Her down-to-earthness would sometimes cause others to overlook the mystic in her who, all the while, was living in profound union with God amidst raptures, locutions, and visions. From 1572 onwards, she was experiencing the most elevated mystical grace of all, that of “spiritual marriage” whereby she had a near continual vision of the Trinity dwelling within her soul. She could have happily spent her time savoring this sublime intimacy with the Three Divine Persons, but no, as she says herself: “The Lord wants deeds, He wants works. This is the reason for prayer, this is true union with His will, the purpose of Spiritual Marriage: the birth of good works.”

She therefore gracefully descended from the lofty heights of her mystical union to suffer and to work in the service of her Lord and His Church until her death, thus becoming a true mother to all through the fecundity of her Spousal love.

Teresian Teaching

Teresa’s wise and perceptive confessors, who realized the great value of her experience in the ways of prayer, ordered her to write for the benefit, not only of her Carmelite daughters, but for all interior souls. Here are some points which she particularly insists upon:

1) “We are not able to please God, nor is God accustomed to impart this gift to us except through the most holy humanity of Christ in whom He is well pleased.”

2) We best find Jesus in the “Interior Castle” of our souls, in the innermost mansion where he resides with the Father and the Holy Ghost.
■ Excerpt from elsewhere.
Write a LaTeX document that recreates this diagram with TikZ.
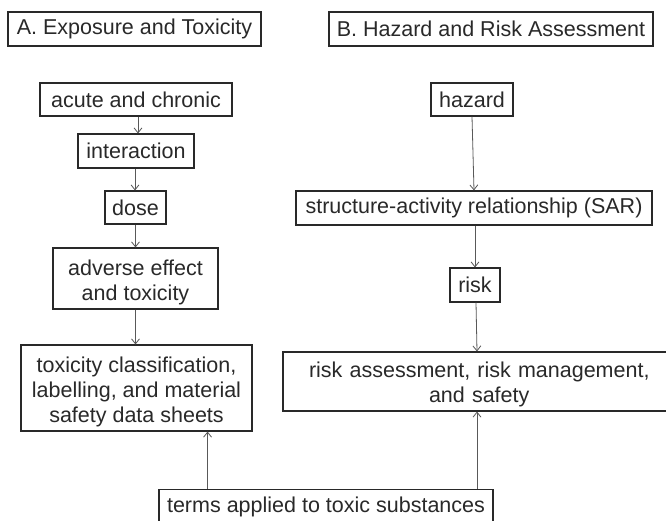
\documentclass[tikz,border=0pt]{standalone}
\usepackage{fontspec}
\setmainfont{Liberation Sans}
\usetikzlibrary{arrows.meta}
\definecolor{ink}{gray}{0.16}
\definecolor{wire}{gray}{0.35}
% stacked lines of a box, set a little below the box centre
\newcommand{\stacklines}[1]{\raisebox{-4pt}[\height][\depth]{\begin{tabular}{@{}c@{}}#1\end{tabular}}}
\begin{document}
\begin{tikzpicture}[x=1pt,y=-1pt,
  box/.style={draw=ink,line width=1.1pt,text=ink,inner sep=0pt,align=center,
    font=\fontsize{21.5}{25}\selectfont},
  arr/.style={draw=wire,line width=0.8pt,-{Straight Barb[length=5pt,width=8pt]}}]
\clip (0,0) rectangle (666,520);
\fill[white] (0,0) rectangle (666,520);
% column headings
\node[box,minimum width=253pt,minimum height=34pt] (titleA) at (134.5,29) {A. Exposure and Toxicity};
\node[box,minimum width=324pt,minimum height=34pt] (titleB) at (491,29) {B. Hazard and Risk Assessment};
% left column: exposure and toxicity
\node[box,minimum width=192pt,minimum height=33pt] (acute) at (136,99.5) {acute and chronic};
\node[box,minimum width=116pt,minimum height=34pt] (inter) at (136,151) {interaction};
\node[box,minimum width=61pt,minimum height=33pt] (dose) at (135.5,207.5) {dose};
\node[box,minimum width=165pt,minimum height=61pt] (adverse) at (135.5,278.5)
  {\stacklines{adverse effect\\and toxicity}};
\node[box,minimum width=231pt,minimum height=86pt] (tox) at (136.5,388)
  {\stacklines{toxicity classification,\\labelling, and material\\safety data sheets}};
% right column: hazard and risk
\node[box,minimum width=82pt,minimum height=33pt] (hazard) at (472,99.5) {hazard};
\node[box,minimum width=356pt,minimum height=34pt] (sar) at (474,208) {structure-activity relationship (SAR)};
\node[box,minimum width=50pt,minimum height=34pt] (risk) at (475,285) {risk};
\node[box,minimum width=396pt,minimum height=59pt,text width=396pt,align=left,text height=16pt,text depth=24pt] (ra) at (481,381.5)
  {\hspace*{26pt}risk assessment, risk management,\\\hspace*{146pt}and safety};
% shared source at the bottom
\node[box,minimum width=334pt,minimum height=50pt,anchor=north] (terms) at (326,489)
  {\raisebox{20pt}{terms applied to toxic substances}};
% connectors
\draw[arr] ([xshift=2pt]acute.south) -- ([xshift=2pt]inter.north);
\draw[arr] ([xshift=-1pt]inter.south) -- ([xshift=-1pt]inter.south |- dose.north);
\draw[arr] (dose.south) -- (adverse.north);
\draw[arr] (adverse.south) -- (adverse.south |- tox.north);
\draw[arr] (hazard.south) -- ([xshift=2pt]hazard.south |- sar.north);
\draw[arr] ([xshift=1pt]sar.south) -- ([xshift=1pt]sar.south |- risk.north);
\draw[arr] ([xshift=1pt]risk.south) -- ([xshift=2pt]risk.south |- ra.north);
\draw[arr] ([xshift=-45pt]tox.south east |- terms.north) -- ([xshift=-45pt]tox.south east);
\draw[arr] ([xshift=2pt]risk.south |- terms.north) -- ([xshift=2pt]risk.south |- ra.south);
\end{tikzpicture}
\end{document}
3) The gate by which we enter the “Interior Castle” is prayer and recollection, which is “nothing but a friendly intercourse, and frequent solitary converse, with Him who we know loves us.”

4) And since prayer consists “not in thinking much but in loving much,” it will kindle a strong desire within the soul to return love for love and make it understand the necessity of complete detachment from created things and of laying a firm foundation to its prayer life by the practice of the virtues, humility and fraternal charity especially. The soul becomes “a servant of love” embracing the ascetical life for the sake of the mystical life.
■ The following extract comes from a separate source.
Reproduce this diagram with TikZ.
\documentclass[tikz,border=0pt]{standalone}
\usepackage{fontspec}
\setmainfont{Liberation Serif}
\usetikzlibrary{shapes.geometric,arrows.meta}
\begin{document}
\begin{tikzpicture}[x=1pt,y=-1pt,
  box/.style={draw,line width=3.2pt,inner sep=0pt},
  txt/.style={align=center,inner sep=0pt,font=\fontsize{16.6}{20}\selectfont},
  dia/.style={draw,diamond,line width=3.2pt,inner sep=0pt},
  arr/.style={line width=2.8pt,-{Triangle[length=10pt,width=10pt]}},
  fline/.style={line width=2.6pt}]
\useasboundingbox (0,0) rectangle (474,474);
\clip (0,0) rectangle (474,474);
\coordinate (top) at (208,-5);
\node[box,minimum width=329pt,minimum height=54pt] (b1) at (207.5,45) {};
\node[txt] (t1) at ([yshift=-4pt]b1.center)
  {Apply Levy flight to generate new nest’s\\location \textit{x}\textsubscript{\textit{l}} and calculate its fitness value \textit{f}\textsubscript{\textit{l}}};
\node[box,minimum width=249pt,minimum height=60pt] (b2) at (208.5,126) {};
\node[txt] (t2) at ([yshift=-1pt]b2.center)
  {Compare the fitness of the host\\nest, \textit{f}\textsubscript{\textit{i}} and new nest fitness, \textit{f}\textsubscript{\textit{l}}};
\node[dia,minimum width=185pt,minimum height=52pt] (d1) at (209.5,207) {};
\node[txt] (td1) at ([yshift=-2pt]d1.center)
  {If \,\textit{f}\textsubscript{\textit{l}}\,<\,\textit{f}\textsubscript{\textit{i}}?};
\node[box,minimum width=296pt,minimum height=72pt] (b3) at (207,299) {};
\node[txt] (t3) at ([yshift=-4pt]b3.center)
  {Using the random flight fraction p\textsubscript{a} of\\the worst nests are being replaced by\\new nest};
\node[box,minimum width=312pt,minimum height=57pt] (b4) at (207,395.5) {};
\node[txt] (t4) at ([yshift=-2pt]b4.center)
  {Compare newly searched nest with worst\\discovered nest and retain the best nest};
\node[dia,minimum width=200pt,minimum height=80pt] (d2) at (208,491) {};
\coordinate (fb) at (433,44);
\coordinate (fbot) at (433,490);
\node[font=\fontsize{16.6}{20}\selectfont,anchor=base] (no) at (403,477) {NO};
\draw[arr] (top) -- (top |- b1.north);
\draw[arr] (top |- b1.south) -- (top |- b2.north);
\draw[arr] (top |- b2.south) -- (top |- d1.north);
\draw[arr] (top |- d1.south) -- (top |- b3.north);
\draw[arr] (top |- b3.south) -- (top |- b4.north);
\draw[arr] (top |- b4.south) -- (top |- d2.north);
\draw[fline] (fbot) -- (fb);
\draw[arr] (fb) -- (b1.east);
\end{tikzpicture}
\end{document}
5) Asceticism is a labor of love and as “love has the power of making us forget our every satisfaction in order to please our beloved” (far more effective than the most rigorous spirit of penance would!), it demands the surrender of absolutely everything: “To give all in order to possess all.”

6) Thus freed from all attachments to self and to creatures, joyous and ardent, the Teresian soul revels in “the holy freedom of spirit which our souls seek in order to soar to their Master unburdened by the leaden weight of earth.”


“God gave her a heart as wide as the sand that is on the sea shore” (Introit of the Mass of St. Teresa). Well might we rejoice, then, in celebrating the anniversary of her birth. That great heart, which the good God created for the benefit of us all, longs to embrace all souls to lead them to Divine Intimacy.

“Christians, the Lord’s mercy is so great that He has forbidden none to strive to come and drink of His fountain of life…indeed he calls publicly and in so loud voice to do so.…So take my advice and do not tarry on the way, but strive like strong men until you die in the attempt… The Lord never tires of giving, let us never tire of receiving.…All thing pass away, God alone suffices.”